Road rage isn't really a new phenomenon. There were TV news stories about it when I was growing up in the 80s. Back then it was presented as a new, burgeoning phenomenon, and largely centered around urban areas, where traffic congestion tweaked the nerves of drivers on a daily basis. I seem to recall a kind of, "What's happening to our nation's urban freeways...?" theme. 

That, of course, is no longer true, if it ever really was. Road rage happens everywhere now, on all types of roads, in all types of places, involving all types of people of all ages, and YouTube provides a harrowing glimpse into how frequently it happens, how easily it can escalate, and indeed, just what people are capable of when it does. You watch enough of those videos depicting intersection screaming matches, angry tapping on driver-side glass or punching of hoods, the aggressive, multi-lane maneuvers, the occasional brandishing of firearms, it's hard to keep faith that anyone "squashes" anything anymore, hard to believe that we're not going (or gone) off the rails as a society.

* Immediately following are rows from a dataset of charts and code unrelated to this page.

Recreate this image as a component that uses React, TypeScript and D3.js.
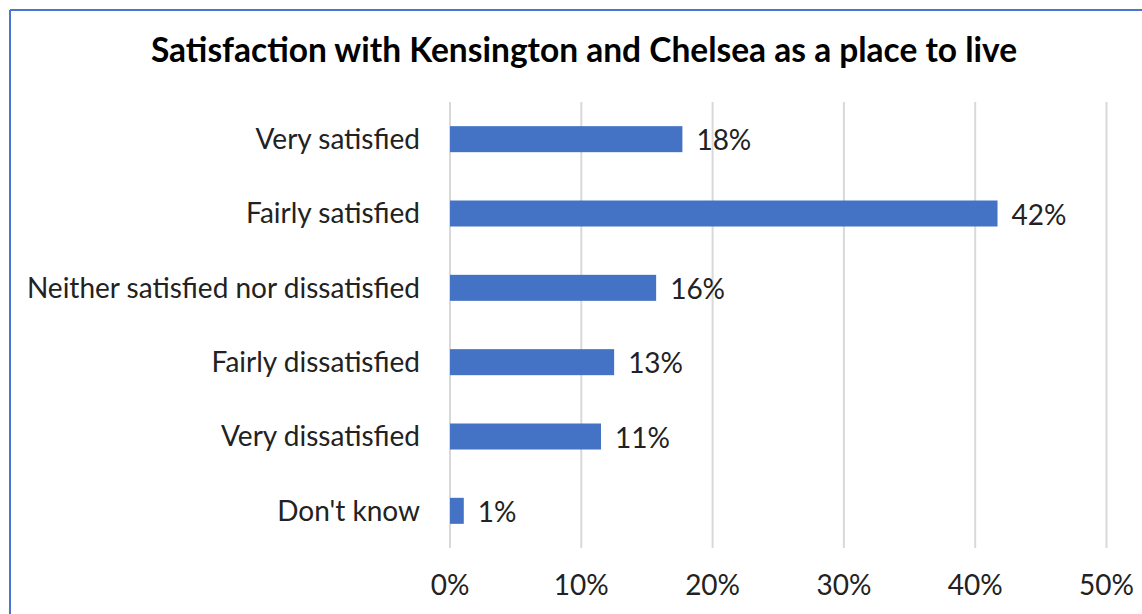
import React from "react";
import * as d3 from "d3";

const categories = [
  "Very satisfied",
  "Fairly satisfied",
  "Neither satisfied nor dissatisfied",
  "Fairly dissatisfied",
  "Very dissatisfied",
  "Don't know",
];
const values = [0.177, 0.417, 0.157, 0.125, 0.115, 0.0105];
const valueLabels = ["18%", "42%", "16%", "13%", "11%", "1%"];
const ticks = [0, 0.1, 0.2, 0.3, 0.4, 0.5];
const title = "Satisfaction with Kensington and Chelsea as a place to live";

const W = 1142;
const H = 614;
const FONT = "Lato, 'Open Sans', sans-serif";

export default function App() {
  const x = d3.scaleLinear().domain([0, 0.5]).range([450, 1106.5]);
  const y = d3
    .scaleBand<string>()
    .domain(categories)
    .range([102, 548])
    .paddingInner(0.65)
    .paddingOuter(0.325);
  const fmt = d3.format(".0%");

  return (
    <div style={{ position: "fixed", left: 0, top: 0 }}>
      <svg width={W} height={H} style={{ display: "block", background: "#fff" }}>
        <rect x={0} y={0} width={W} height={H} fill="#fff" />
        <line x1={10} y1={10} x2={W} y2={10} stroke="#4A76D0" strokeWidth={2} />
        <line x1={10} y1={10} x2={10} y2={H} stroke="#4A76D0" strokeWidth={2} />
        <text
          x={584}
          y={62}
          textAnchor="middle"
          fontFamily={FONT}
          fontWeight="bold"
          fontSize={33.5}
          fill="#000"
        >
          {title}
        </text>
        {ticks.map((t) => (
          <g key={t}>
            <line
              x1={x(t)}
              x2={x(t)}
              y1={102}
              y2={548}
              stroke="#D9D9D9"
              strokeWidth={2}
            />
            <text
              x={x(t)}
              y={595}
              textAnchor="middle"
              fontFamily={FONT}
              fontSize={28}
              fill="#222"
            >
              {fmt(t)}
            </text>
          </g>
        ))}
        {categories.map((c, i) => {
          const yc = (y(c) as number) + y.bandwidth() / 2;
          return (
            <g key={c}>
              <rect
                x={x(0)}
                y={y(c)}
                width={x(values[i]) - x(0)}
                height={y.bandwidth()}
                fill="#4472C4"
              />
              <text
                x={420}
                y={yc}
                dy="0.35em"
                textAnchor="end"
                fontFamily={FONT}
                fontSize={28}
                fill="#222"
              >
                {c}
              </text>
              <text
                x={x(values[i]) + 14}
                y={yc}
                dy="0.4em"
                textAnchor="start"
                fontFamily={FONT}
                fontSize={28}
                fill="#222"
              >
                {valueLabels[i]}
              </text>
            </g>
          );
        })}
      </svg>
    </div>
  );
}
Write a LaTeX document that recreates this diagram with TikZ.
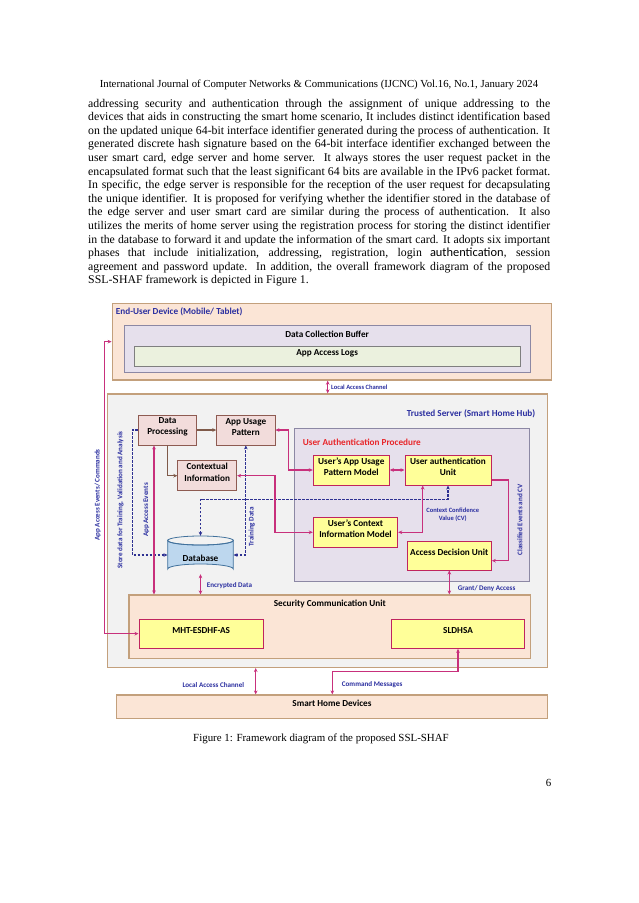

I have a couple of completely unscientific theories as to why road rage happens (that is, frequently enough to qualify as a phenomenon):  

1) We're in motion when we're in a car, but we're not in control of that motion really, or at least always on the precipice of losing it. Instinctively, we know that something catastrophic could happen in a split second to wrest it from our grasp, and even if it's not something we consciously think about all the time, we're not at all okay with that notion. It makes us anxious ... puts us on guard.

2) Our feet aren't touching the ground, which further makes us feel vulnerable, and we're sitting down to boot, so when someone gets too close, or almost sideswipes us, or cuts us off, our kneejerk response is amplified.

I don't know if there's any warrant to either of those points, but they make sense, don't they?

Road rage is, in any case, a pretty horrible part of modern American life, and something to consider when I take this long road trip. On one hand, 1/48/50 will be an epically restorative experience. There will be something grand about having nowhere to be for an extended period of time, just tooling around here and there, wherever the wind (or the road) takes me, going places I've never been and will be unlikely to ever visit again.

But there will be a lot of driving, a lot of time stuck in my vehicle - that is, sitting down with my feet off the ground - and I wouldn't want a situation like what began to boil at my bank the other day to escalate when I'm in an unfamiliar town, or a thousand miles from nowhere (or anywhere ever, actually).  I can't really control how anyone else responds or reacts, but I can do my part, by keeping off the horn and keeping my middle finger in its holster. 

Also just by keeping my own anger in check, and the best way to do this is by keeping perspective: about how insignificant I am in the great cosmic all, and how unconcerned the world really is whether I get angry or not. It's not worth the elevated blood pressure, much less (God forbid) facing what may lie in wait at the end of an escalation. 

Just shake it off, reset, and drive on.